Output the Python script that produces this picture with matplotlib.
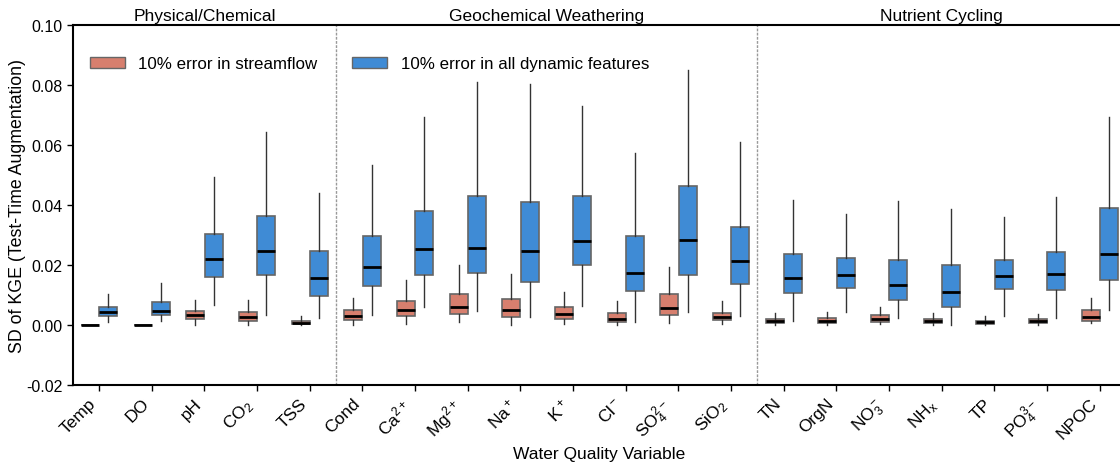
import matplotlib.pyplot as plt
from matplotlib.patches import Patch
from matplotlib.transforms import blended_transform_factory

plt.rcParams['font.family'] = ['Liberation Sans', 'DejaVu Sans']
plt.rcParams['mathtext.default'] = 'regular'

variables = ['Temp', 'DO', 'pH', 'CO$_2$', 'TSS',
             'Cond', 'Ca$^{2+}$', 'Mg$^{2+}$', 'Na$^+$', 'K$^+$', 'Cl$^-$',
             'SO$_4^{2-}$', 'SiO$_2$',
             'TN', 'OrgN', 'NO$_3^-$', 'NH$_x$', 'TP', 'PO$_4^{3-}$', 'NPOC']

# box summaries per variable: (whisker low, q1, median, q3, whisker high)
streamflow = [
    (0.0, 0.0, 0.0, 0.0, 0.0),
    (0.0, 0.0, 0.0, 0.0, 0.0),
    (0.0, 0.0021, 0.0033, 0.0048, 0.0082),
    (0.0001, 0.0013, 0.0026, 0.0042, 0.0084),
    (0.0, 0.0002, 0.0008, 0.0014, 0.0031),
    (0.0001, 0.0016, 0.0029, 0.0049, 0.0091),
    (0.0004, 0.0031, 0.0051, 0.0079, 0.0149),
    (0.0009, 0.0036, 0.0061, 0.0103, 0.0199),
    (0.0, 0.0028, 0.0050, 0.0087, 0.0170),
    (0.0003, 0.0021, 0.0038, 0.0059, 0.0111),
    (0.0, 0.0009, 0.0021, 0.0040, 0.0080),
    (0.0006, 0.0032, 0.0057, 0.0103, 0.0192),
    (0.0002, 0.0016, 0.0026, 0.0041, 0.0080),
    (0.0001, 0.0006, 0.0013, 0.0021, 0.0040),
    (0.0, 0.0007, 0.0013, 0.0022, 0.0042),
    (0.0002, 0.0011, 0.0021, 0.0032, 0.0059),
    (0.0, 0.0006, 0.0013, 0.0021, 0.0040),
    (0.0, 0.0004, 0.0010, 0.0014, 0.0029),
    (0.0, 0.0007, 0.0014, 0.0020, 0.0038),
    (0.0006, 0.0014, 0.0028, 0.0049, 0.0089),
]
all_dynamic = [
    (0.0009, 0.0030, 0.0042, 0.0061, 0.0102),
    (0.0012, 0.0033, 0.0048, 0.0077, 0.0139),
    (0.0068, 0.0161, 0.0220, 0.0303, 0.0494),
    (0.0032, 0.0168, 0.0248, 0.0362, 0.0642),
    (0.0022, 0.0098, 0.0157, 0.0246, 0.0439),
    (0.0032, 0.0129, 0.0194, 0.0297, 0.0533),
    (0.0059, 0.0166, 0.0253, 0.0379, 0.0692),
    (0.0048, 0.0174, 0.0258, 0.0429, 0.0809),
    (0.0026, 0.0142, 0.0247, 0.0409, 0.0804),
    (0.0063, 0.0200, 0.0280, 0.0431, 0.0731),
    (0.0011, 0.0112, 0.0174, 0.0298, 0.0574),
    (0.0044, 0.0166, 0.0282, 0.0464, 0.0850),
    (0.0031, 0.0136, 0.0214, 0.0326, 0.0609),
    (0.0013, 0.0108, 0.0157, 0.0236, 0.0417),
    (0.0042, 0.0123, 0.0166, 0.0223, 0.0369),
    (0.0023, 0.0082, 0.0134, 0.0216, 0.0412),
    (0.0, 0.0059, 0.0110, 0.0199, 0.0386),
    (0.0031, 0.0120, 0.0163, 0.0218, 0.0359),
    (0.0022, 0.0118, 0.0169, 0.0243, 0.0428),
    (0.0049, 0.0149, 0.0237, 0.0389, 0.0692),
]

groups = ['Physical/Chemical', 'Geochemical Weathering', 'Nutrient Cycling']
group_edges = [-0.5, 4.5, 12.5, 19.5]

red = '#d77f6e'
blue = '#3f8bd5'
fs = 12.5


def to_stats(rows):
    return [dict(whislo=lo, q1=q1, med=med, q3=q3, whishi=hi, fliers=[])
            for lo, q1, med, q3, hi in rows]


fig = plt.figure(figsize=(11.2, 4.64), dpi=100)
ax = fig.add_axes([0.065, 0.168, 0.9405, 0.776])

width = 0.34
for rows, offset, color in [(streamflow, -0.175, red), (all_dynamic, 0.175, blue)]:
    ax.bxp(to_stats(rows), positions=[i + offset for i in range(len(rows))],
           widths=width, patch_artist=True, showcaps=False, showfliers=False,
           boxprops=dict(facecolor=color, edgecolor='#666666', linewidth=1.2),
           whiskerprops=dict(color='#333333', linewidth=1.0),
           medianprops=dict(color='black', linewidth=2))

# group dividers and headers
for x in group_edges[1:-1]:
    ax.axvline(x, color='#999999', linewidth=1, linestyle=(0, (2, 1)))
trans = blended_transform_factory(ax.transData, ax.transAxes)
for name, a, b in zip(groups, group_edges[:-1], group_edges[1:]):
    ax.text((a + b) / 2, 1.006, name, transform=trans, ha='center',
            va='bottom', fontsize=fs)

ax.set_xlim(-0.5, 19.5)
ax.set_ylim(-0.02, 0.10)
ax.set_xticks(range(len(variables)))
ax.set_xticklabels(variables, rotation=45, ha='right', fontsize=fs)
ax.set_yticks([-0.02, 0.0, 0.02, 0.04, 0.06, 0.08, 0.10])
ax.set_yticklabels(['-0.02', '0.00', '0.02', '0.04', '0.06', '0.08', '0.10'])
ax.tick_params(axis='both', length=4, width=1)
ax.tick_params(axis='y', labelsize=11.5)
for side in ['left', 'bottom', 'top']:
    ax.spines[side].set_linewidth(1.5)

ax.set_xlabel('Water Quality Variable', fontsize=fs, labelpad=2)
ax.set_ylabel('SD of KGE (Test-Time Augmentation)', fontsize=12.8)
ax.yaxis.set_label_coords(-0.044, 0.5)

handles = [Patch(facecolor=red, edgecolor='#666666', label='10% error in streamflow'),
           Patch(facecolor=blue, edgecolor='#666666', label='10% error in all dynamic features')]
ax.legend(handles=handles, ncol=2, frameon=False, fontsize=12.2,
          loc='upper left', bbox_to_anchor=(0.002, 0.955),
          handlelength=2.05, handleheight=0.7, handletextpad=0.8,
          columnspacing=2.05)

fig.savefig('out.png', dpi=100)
==
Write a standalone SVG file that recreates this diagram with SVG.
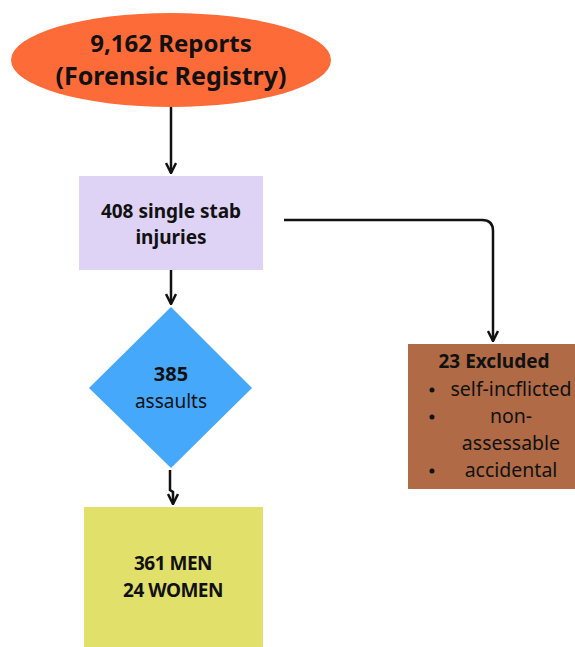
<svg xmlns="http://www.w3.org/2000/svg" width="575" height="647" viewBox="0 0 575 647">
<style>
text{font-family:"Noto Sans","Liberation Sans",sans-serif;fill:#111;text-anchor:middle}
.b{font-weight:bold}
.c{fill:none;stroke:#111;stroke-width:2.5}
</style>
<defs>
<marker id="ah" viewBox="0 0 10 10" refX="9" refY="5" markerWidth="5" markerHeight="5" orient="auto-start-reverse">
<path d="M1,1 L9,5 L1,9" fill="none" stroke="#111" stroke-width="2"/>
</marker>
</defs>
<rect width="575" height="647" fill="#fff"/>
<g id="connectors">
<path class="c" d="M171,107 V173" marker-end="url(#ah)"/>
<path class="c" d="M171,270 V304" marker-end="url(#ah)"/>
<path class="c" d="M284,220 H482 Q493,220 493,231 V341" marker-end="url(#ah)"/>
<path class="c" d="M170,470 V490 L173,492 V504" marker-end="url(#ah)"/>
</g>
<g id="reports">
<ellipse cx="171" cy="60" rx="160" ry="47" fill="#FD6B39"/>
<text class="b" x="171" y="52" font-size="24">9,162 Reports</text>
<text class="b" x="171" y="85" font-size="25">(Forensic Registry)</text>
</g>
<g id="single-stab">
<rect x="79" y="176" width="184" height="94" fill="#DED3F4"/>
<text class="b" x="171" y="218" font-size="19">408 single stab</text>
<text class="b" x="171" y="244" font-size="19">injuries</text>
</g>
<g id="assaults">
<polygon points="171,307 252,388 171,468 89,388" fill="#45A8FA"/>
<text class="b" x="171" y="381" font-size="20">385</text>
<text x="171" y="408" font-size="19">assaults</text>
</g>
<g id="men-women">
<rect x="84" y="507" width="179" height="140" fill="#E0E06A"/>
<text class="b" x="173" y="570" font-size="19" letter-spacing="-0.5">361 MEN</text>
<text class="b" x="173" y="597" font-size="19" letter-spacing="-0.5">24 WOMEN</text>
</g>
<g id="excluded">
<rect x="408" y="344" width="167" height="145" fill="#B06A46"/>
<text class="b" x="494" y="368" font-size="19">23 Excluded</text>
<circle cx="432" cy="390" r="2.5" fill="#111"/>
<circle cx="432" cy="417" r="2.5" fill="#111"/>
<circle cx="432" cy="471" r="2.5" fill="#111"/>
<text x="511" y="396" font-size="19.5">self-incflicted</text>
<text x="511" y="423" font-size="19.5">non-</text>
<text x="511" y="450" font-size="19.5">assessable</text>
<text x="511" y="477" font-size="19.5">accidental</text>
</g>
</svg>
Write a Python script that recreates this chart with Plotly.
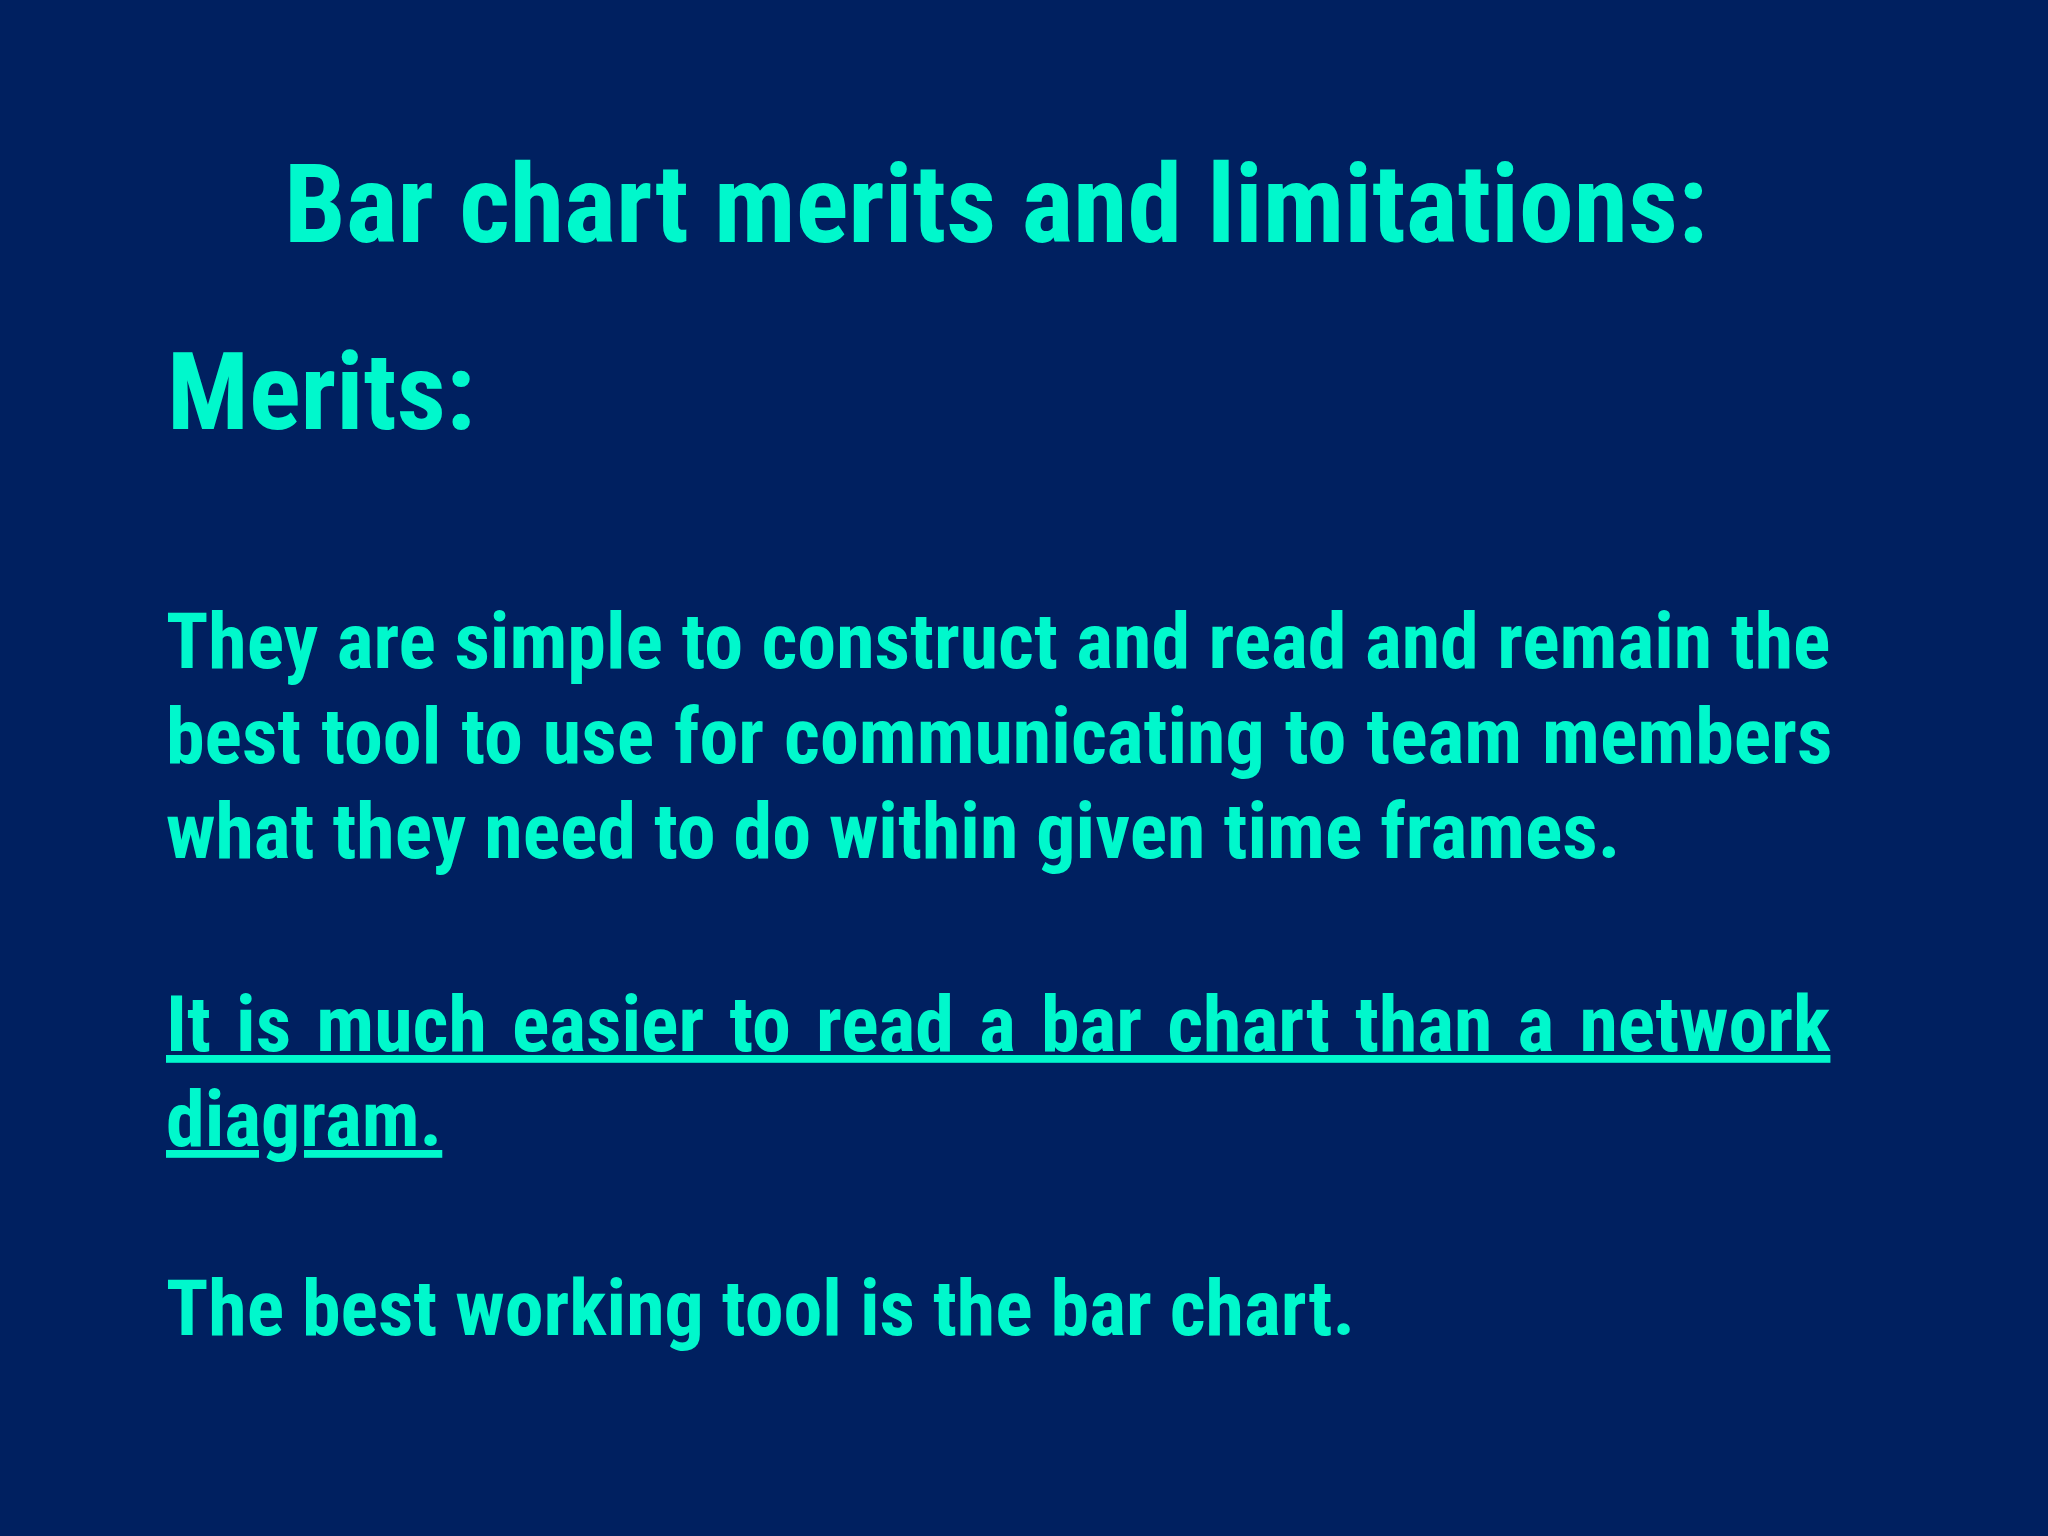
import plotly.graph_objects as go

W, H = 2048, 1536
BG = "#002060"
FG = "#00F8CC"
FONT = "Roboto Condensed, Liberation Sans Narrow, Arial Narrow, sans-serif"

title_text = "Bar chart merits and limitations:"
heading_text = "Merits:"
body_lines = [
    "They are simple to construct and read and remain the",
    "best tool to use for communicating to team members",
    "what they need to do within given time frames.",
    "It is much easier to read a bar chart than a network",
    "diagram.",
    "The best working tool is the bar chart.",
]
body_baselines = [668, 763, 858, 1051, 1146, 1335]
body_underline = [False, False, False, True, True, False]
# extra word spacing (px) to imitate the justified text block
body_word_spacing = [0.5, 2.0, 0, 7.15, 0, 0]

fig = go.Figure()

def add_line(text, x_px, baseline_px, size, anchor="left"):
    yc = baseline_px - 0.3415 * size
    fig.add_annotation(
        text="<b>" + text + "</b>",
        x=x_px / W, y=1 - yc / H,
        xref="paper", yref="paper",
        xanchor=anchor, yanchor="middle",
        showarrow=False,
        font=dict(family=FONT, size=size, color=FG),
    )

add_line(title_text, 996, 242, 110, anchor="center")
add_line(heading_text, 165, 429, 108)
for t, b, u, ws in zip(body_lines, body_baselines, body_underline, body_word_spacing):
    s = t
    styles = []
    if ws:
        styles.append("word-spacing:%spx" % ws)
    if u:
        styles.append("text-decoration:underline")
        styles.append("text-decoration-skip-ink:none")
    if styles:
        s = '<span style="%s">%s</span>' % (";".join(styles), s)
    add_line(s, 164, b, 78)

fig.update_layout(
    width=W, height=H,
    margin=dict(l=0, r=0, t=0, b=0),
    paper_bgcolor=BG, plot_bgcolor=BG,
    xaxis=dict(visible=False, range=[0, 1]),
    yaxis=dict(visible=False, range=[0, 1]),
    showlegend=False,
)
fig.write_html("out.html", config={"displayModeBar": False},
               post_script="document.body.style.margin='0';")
--
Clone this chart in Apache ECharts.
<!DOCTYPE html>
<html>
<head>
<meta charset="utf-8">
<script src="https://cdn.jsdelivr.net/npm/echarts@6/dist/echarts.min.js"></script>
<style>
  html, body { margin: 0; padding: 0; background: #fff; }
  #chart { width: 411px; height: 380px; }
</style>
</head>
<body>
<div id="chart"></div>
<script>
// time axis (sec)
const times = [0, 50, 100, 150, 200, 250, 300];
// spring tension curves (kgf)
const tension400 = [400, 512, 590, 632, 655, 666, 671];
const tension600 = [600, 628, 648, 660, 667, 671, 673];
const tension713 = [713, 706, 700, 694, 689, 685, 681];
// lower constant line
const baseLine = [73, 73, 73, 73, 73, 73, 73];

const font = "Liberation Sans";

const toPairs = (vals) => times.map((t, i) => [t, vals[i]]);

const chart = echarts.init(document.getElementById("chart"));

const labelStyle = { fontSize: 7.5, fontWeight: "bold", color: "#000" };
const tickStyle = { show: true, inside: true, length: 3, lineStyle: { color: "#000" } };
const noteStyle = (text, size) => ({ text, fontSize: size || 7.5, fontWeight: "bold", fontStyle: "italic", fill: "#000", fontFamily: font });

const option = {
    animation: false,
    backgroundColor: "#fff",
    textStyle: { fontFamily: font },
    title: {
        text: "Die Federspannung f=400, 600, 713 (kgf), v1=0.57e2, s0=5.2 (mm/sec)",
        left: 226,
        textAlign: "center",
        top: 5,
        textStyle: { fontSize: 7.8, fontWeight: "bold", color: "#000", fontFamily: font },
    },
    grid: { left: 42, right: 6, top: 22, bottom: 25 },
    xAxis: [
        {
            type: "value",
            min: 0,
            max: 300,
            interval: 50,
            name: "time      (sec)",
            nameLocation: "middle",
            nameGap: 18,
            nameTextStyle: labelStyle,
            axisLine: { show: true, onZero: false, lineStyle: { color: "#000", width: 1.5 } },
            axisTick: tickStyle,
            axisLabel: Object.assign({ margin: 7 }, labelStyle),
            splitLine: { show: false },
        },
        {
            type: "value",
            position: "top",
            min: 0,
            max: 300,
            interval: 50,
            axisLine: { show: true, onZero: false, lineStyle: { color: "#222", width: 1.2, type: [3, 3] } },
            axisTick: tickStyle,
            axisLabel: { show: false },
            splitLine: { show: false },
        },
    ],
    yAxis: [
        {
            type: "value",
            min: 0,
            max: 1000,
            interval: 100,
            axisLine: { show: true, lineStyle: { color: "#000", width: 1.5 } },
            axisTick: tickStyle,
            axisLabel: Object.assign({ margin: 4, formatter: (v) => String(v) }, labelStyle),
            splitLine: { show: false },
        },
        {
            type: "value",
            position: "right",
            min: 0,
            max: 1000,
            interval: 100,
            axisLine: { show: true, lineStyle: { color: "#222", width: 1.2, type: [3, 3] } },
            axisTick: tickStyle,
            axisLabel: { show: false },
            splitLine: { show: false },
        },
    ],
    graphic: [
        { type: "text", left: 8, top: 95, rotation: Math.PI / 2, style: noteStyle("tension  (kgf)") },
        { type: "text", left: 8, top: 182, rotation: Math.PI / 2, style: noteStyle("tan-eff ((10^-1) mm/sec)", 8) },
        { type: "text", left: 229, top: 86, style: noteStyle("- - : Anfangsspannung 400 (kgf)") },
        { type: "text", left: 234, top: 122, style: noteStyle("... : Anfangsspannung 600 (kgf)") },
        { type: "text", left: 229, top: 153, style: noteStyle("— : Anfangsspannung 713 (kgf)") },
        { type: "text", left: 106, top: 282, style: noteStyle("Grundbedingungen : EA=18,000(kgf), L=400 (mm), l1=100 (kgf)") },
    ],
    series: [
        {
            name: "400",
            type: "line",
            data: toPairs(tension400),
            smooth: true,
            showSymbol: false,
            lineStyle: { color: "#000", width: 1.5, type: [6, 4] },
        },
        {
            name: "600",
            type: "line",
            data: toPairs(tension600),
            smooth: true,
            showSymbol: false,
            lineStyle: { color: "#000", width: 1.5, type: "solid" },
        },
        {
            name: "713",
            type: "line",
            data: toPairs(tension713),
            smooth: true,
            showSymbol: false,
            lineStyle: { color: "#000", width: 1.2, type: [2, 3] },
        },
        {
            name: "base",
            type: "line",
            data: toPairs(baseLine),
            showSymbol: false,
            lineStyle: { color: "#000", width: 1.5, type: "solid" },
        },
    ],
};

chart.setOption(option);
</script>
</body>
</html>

Task objective:
Repeat the lines above exactly, beginning with the one containing "Write a Python" and finishing with the one containing "Condensed, Liberation Sans". No pictures belong in the copy.

Answer to the task:
Write a Python script that recreates this chart with Plotly.
import plotly.graph_objects as go

W, H = 2048, 1536
BG = "#002060"
FG = "#00F8CC"
FONT = "Roboto Condensed, Liberation Sans Narrow, Arial Narrow, sans-serif"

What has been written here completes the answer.